Robinson Projections

Figure 1. The Robinson projection.

The Robinson projection was developed by Arthur H. Robinson in 1963. It was the first major map projection to be commissioned by a large private corporation; Rand McNally hired Robinson (who was a professor in the Geography Department at the University of Wisconsin in Madison from 1945 until he retired in 1980) to develop the projection because they were not satisfied with the ability of existing projections to create intuitively appealing depictions of the entire world. Rand McNally still makes extensive use of the Robinson projection, and the National Geographic Society uses it as well (although the Society seems to be using the projection a bit less frequently now than it did in the 1980s).

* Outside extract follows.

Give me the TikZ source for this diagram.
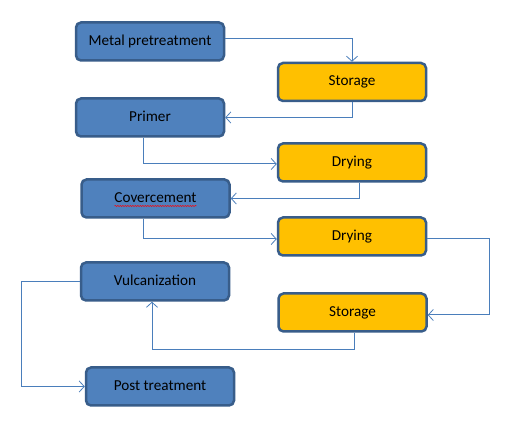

Robinson called this the orthophanic projection (which means "right appearing"), but this name never caught on. In at least one reference book, this projection is termed the Pseudocylindrical Projection with Pole Line, which is highly descriptive (the "pole line" bit comes from the fact that the North and South Poles on a Robinson projection are shown as lines and not points -- see Figure 1), but so unwieldily that it is not surprising that this name also failed to gain much acceptance. Robinson projection is unquestionably the name of choice.

The Robinson projection is highly unique. Unlike all other projections, Dr. Robinson did not develop this projection by developing new geometric formulas to convert latitude and longitude coordinates from the surface of the Model of the Earth to locations on the map. Instead, Dr. Robinson used a huge number of trial-and-error computer simulations to develop a table that allows a cartographer to look up how far above or below a Robinson map's equator a particular line of latitude will be located, and then to estimate (via a simple interpolation process) where along this line a particular longitude will fall. To this day, no other projection uses this approach to build a map.

• Form: The Robinson projection can best be described as being pseudocylindrical, but given its unique method of development, it does not fall perfectly into any known form category.

• Case: The Robinson projection is basically secant, with lines of tangency running along the 38° 0' 0"N and 38° 0' 0"S lines of latitude, but once again, given its unique method of development, you could certainly make a compelling argument that the Robinson projection has no meaningful case.

• Aspect: Robinson projections have normal aspects.

• Variation Within Robinson Projections: Robinson projections differ from one another in the locations of their central meridians.

• Distortions
  • Shearing: The Robinson projection is not conformal; shapes are distorted more than they would be in a truly conformal projection. However, shapes are not distorted very badly within about 45° north or south of the equator or within about 45° of the map's central meridian. Beyond these limits, shape distortion can be quite severe.
  • Tearing: Robinson maps show lines of latitude as parallel straight lines and lines of longitude as nonparallel lines that become increasingly curved as you move farther away from the map's central meridian. The poles are shown as straight lines (0.5322 times as long as the equator) and the east and west edges of the map are curved lines 180° from the map's central meridian. These east and west edges are markedly less curved than are the edges of other pseudocylindrical projections (the result being that the Robinson projection generally suffers from less shearing than do other pseudocylindrical projections). Tearing occurs along the edges of a Robinson map. The Robinson projection is not well suited to building interrupted maps.
  • Compression: Robinson projections are not equivalent; they do suffer from compression. However, the amount of area distortion is generally low within about 45° of the equator.
  • Equivalence: Robinson projections are not equivalent; they do suffer from compression. However, the amount of area distortion is generally low within about 45° of the equator.
  • Conformality: The Robinson projection is not conformal; shapes are distorted more than they would be in a truly conformal projection. However, shapes are not distorted very badly within about 45° north or south of the equator or within about 45° of the map's central meridian. Beyond these limits, shape distortion can be quite severe.
  • Equidistance: The Robinson projection is not equidistant; there is no point or points from which all distances are shown accurately.
  • Azimuthality: The Robinson projection is not azimuthal; there is no point or points from which all directions are shown accurately.
  
  
• Uses: The Robinson projection is very unique. Its only real purpose is to create visually appealing maps of the entire world; it is rarely used for any other purpose. It is a compromise projection; it does not eliminate any type of distortion, but it keeps the levels of all types of distortion relatively low over most of the map. It is still used in atlases and other reference works; but being as specialized as it is, it is doubtful if the Robinson projection will ever find extremely widespread use.